In sentencing Bond, the Australian judge said the jail term was not the maximum 14-year sentence, but it would be like a "life sentence" as it would haunt the former high-flyer forever.

Bond, lauded as Australian of the Year after winning the America's Cup yacht race in 1983, will appeal against the conviction, his lawyers later said.

Bond, whose personal fortune was estimated at A$350m (pounds 180m) in the late 1980s, was found guilty last Friday on four fraud charges surrounding the sale of Edouard Manet's La Promenade.

The jury found that Bond, 58, had improperly used his position as director of his former corporate flagship, Bond Corporation Holdings, to allow his private company to buy La Promenade for about A$10m less than its value in 1988.

His private company, Dallhold Investments, bought the painting for A$2.46m and sold it a year later at auction in New York for A$17m.

Judge Antoinette Kennedy said Bond's passion for art and his inability to accept that Bond Corporation was no longer his private fiefdom led to the fraud offences.

The judge dismissed a claim by defence lawyers that a custodial sentence would kill Bond because of his failing health.

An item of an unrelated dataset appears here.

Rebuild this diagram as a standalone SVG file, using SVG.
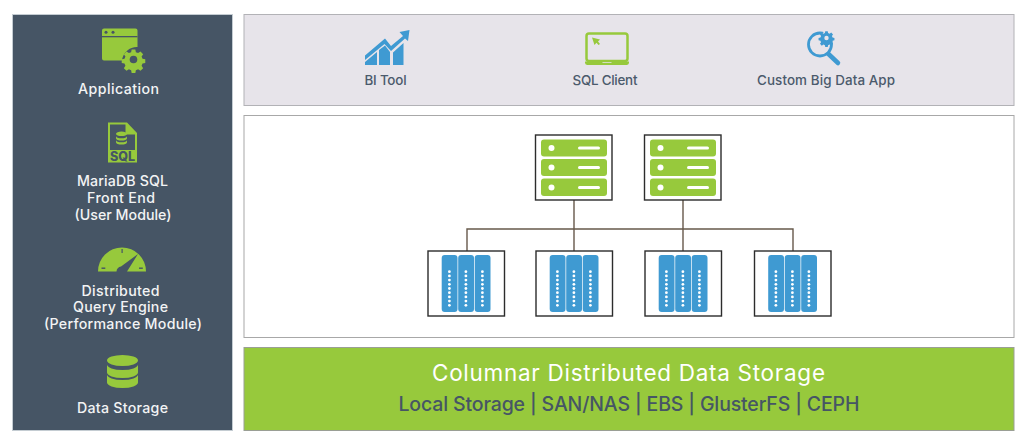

An avid art collector in his heyday, Bond faces further charges associated with the collapse of his corporate empire in the early 1990s.

He was jailed for two-and-a-half years in 1992 after being found guilty of inducing a former friend to contribute to the rescue of a Western Australia bank while concealing a A$16m fee for his own company.

He served only a few months in jail before a second jury acquitted him at a retrial.